Northeastern Section - 53rd Annual Meeting - 2018

Paper No. 24-7
Presentation Time: 10:35 AM


ROMANOWICZ, Edwin, Center for Earth and Environmental Science, SUNY Plattsburgh, 101 Broad Street, Plattsburgh, NY 12901 and KIM, Jonathan J., Vermont Department of Environmental Conservation, Vermont Geological Survey, 1 National Life Dr, Main 2, Montpelier, VT 05620-3902

The distribution of PFOA contamination in Bennington, VT suggests many different vectors for transport of the contaminant. One vector we are studying is bedrock fractures. We are using borehole geophysical tools to characterize different lithologies intersected by the bore-hole using gamma logging. Acoustical bore hole imaging and caliper logging are used to determine the orientation and aperture of fractures and other planar features intersecting the well. The vertical flow of water in bore holes and groundwater fluxes at fractures are identified using a heat-pulse flow meter accompanied by bore-hole fluid temperature and specific conductivity profiles. A bore-hole video camera is used to further aid in our interpretation of geophysical well logs.

Bore-hole geophysical logs have been completed for 12 wells. Depths of wells range between 42 and 152 meters. The distribution of wells we have logged is affected by the availability of wells. We are using wells that are in use as domestic water supplies. In order to log a well, it is necessary that the pump and other hardware are removed. So, we depend on home owners who are willing to be without water for day while their well is logged.
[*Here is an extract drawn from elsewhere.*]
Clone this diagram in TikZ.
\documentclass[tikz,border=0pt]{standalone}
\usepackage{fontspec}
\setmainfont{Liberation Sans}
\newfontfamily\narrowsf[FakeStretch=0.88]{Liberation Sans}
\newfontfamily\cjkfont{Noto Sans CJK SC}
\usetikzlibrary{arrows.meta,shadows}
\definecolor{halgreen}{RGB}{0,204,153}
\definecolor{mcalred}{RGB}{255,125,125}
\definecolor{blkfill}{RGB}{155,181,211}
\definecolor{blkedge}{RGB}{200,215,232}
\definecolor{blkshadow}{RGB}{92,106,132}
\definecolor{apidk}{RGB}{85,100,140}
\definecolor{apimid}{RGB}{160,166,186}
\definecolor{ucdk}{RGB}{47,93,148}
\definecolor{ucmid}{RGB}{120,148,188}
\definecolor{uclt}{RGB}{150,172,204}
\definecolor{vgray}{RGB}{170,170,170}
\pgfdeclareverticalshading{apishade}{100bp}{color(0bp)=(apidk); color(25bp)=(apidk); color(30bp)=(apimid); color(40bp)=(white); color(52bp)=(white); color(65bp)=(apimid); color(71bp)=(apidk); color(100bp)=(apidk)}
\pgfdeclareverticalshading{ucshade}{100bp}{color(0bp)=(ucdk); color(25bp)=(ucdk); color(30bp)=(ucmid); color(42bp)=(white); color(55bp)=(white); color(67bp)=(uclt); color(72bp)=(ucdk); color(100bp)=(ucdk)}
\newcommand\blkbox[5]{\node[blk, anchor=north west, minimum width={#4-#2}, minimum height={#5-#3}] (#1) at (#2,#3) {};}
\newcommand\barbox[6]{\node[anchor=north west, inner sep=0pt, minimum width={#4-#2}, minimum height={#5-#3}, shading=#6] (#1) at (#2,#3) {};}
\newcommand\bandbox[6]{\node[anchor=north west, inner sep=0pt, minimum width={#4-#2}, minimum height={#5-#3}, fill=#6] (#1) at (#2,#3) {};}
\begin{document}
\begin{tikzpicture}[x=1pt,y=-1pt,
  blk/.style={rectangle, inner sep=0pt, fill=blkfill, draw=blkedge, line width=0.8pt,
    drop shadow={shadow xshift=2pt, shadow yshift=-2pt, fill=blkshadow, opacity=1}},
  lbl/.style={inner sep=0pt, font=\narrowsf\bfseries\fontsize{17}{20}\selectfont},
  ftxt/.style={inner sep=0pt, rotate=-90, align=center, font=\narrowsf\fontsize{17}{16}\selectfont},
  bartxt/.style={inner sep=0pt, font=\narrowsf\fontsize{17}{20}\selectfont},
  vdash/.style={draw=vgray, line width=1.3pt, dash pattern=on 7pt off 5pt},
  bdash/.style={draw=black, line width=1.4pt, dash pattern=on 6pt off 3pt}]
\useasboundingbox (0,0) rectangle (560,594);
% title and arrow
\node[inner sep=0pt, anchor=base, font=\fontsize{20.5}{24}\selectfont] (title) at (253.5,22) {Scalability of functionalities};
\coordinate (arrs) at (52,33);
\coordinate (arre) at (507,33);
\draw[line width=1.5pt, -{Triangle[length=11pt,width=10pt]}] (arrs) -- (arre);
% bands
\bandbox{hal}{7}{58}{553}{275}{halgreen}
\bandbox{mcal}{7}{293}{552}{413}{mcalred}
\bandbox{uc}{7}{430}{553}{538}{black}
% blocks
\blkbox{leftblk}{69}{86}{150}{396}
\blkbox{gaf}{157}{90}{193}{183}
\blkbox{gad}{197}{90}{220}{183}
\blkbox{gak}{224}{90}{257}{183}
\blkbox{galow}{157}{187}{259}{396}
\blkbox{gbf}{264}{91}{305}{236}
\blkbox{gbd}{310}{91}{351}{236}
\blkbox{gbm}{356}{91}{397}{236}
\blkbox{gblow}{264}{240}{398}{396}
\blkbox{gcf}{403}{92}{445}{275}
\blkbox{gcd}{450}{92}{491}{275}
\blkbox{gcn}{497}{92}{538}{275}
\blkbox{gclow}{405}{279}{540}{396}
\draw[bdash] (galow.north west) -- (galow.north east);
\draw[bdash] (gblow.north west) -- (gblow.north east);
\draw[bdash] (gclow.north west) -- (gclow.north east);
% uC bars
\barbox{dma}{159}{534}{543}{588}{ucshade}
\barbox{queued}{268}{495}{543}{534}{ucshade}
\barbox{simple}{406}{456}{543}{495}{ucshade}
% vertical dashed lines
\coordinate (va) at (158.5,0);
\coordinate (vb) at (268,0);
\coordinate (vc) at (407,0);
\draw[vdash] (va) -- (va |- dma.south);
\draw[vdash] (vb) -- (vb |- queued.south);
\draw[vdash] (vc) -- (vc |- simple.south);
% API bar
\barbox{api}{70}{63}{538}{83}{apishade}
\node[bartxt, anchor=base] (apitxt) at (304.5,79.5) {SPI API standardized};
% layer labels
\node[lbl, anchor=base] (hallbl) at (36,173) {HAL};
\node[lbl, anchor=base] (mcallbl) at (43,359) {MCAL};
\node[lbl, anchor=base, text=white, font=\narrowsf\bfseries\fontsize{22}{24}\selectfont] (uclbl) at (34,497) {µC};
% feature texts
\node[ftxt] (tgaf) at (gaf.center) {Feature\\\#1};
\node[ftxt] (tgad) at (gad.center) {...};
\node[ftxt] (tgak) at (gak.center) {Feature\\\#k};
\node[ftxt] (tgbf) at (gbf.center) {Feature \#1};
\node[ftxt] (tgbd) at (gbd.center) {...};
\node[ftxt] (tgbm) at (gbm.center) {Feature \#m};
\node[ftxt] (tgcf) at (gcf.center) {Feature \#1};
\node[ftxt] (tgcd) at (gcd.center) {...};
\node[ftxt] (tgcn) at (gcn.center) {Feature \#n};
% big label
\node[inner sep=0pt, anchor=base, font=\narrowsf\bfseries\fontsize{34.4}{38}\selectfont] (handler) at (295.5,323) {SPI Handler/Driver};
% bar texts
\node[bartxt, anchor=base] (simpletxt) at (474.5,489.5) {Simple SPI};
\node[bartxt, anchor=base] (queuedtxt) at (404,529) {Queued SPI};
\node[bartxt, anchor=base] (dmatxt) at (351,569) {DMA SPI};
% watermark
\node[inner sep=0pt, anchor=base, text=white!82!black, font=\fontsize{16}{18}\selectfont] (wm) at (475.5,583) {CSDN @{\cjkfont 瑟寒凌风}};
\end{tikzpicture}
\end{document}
Lithological interpretations from geophysical logs are consistent with our understanding of the geologic setting. Two wells intersect thrust faults at depth. Thrust faults are clearly identified by extrapolation of bedrock geology maps and identified fault structures in the well logs coincident with changes in gamma logs.
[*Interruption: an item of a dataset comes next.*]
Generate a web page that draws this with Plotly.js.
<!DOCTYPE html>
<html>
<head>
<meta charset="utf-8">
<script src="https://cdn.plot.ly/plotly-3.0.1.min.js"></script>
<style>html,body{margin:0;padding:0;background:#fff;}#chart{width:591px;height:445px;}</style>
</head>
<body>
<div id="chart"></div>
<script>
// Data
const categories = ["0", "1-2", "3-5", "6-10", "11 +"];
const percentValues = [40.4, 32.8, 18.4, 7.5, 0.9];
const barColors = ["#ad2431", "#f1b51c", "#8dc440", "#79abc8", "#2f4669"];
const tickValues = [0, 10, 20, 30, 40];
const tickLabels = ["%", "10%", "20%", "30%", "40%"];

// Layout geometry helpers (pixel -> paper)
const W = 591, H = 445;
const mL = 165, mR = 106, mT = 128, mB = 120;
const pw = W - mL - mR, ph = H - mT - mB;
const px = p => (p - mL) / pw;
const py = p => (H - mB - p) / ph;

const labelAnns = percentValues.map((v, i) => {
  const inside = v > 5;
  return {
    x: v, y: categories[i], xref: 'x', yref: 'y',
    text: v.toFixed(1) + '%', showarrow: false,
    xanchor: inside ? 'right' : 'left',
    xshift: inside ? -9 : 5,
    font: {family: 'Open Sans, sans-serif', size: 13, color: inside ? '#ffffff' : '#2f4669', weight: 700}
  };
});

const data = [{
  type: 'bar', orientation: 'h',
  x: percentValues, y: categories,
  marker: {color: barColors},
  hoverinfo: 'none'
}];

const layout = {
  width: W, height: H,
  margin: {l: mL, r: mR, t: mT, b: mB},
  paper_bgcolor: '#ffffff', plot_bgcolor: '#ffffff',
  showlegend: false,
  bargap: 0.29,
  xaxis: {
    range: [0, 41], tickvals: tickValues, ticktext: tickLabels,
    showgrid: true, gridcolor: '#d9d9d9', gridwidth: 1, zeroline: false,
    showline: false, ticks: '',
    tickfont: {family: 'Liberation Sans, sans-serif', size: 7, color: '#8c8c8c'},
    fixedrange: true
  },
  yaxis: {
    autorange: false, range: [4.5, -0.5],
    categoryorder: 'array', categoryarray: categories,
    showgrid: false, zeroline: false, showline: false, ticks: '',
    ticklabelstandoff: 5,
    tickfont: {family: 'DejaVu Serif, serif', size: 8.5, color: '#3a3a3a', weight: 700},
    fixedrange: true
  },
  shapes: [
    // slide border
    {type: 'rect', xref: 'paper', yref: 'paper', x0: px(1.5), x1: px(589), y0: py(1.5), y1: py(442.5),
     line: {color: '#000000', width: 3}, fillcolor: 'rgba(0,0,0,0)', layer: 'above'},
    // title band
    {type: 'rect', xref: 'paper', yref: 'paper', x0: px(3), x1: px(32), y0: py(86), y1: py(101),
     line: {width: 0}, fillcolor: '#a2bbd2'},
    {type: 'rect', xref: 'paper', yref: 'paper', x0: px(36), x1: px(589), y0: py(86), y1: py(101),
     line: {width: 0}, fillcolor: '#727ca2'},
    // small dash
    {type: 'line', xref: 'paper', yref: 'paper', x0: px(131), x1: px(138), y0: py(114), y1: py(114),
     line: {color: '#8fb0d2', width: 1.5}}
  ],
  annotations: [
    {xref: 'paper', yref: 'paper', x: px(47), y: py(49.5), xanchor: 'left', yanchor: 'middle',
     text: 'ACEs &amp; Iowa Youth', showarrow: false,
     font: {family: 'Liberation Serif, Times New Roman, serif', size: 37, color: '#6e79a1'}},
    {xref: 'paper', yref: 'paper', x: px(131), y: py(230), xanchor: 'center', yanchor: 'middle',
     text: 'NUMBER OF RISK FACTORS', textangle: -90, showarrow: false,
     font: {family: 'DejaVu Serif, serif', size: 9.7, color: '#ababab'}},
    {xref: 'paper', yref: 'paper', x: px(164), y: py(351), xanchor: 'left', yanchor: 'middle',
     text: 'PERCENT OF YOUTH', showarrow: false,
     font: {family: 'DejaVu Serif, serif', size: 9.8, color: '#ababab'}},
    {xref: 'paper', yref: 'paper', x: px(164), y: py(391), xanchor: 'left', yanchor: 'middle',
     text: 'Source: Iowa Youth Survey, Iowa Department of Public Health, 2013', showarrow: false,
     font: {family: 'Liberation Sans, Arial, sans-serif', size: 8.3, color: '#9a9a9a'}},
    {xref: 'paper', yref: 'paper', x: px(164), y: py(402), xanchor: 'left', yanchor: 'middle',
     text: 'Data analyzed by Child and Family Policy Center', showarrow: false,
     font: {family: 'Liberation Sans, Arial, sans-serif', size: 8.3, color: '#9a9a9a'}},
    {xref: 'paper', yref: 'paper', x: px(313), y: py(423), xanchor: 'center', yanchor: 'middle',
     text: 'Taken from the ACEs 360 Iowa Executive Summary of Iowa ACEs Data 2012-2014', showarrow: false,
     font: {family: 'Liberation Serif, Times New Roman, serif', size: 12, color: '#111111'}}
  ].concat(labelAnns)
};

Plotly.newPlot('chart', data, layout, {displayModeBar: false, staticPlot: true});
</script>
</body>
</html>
Vertical flow in the wells varies throughout the study area with no discernible pattern in spatial distribution. This suggests that flow in wells is determined largely by which fractures are intersected. Some wells are dominated by upward flow suggesting fractures with high hydraulic heads at depth relative to the heads in more shallow fractures. Other wells exhibit downward flow. A couple of wells have bi-directional flow where water from deeper fractures flows upward while flow from shallow fractures is downward.

Preliminary analysis shows no clear linkages between the bore-hole hydrology and the overall distribution of PFOA in wells. However, another consideration is the effect of airborne distribution of PFOA. We are studying the role of airborne distribution of PFOA and its relationship to groundwater recharge areas.